На днях, когда дед лежал в больнице, перед обходом врача со свитой студентов он снял и спрятал в тумбочку нательный крест. Дважды перекрестился и, взглянув на Антона, слабо улыбнулся. Брат деда, о. Павел, рассказывал, что в молодости тот любил прихвастнуть силой. Разгружают рожь – отодвинет работника, подставит плечо под пятипудовый мешок, другое – под второй такой же, и пойдёт, не сгибаясь, к амбару. Нет, таким хвастой деда представить было нельзя никак.

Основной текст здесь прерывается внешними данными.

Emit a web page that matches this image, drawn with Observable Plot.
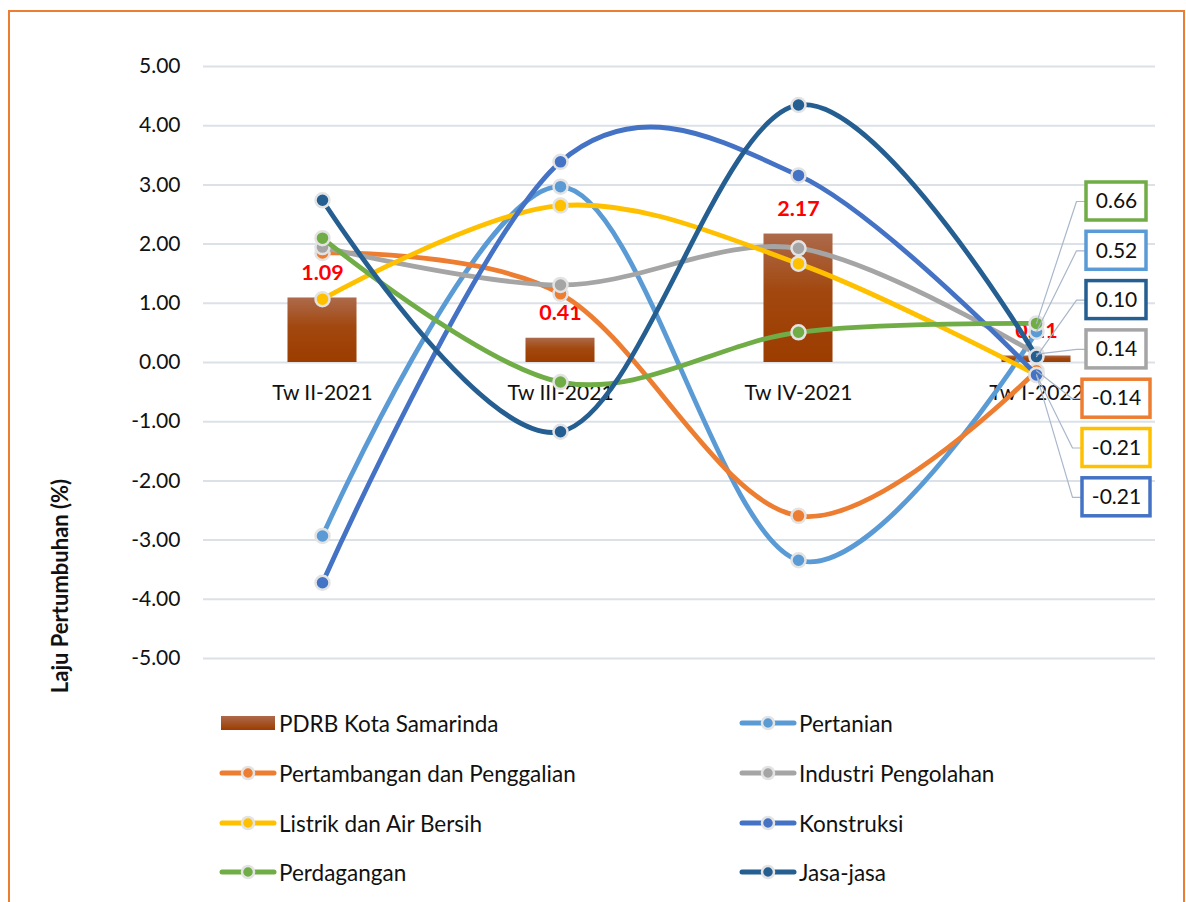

Любую гимнастику дед презирал, не видя в ней проку ни для себя, ни для хозяйства; лучше расколоть утром три-четыре чурки, побросать навоз. Отец был с ним солидарен, но подводил научную базу: никакая гимнастика не даёт такой разносторонней нагрузки, как колка дров, – работают все группы мышц. Подначитавшись брошюр, Антон заявил: специалисты считают, что при физическом труде заняты как раз не все мышцы, и после любой работы надо делать ещё гимнастику. Дед и отец дружно смеялись: «Поставить бы этих специалистов на дно траншеи или на верх стога на полдня! Спроси у Василия Илларионовича – он по рудникам двадцать лет жил рядом с рабочими бараками, там всё на людях, – видел он хоть одного шахтёра, делающего упражнения после смены?» Василий Илларионович такого шахтёра не видел.

– Дед, ну Переплёткин – кузнец. А в тебе откуда было столько силы?

– Видишь ли. Я – из семьи священников, потомственных, до Петра Первого, а то и дальше.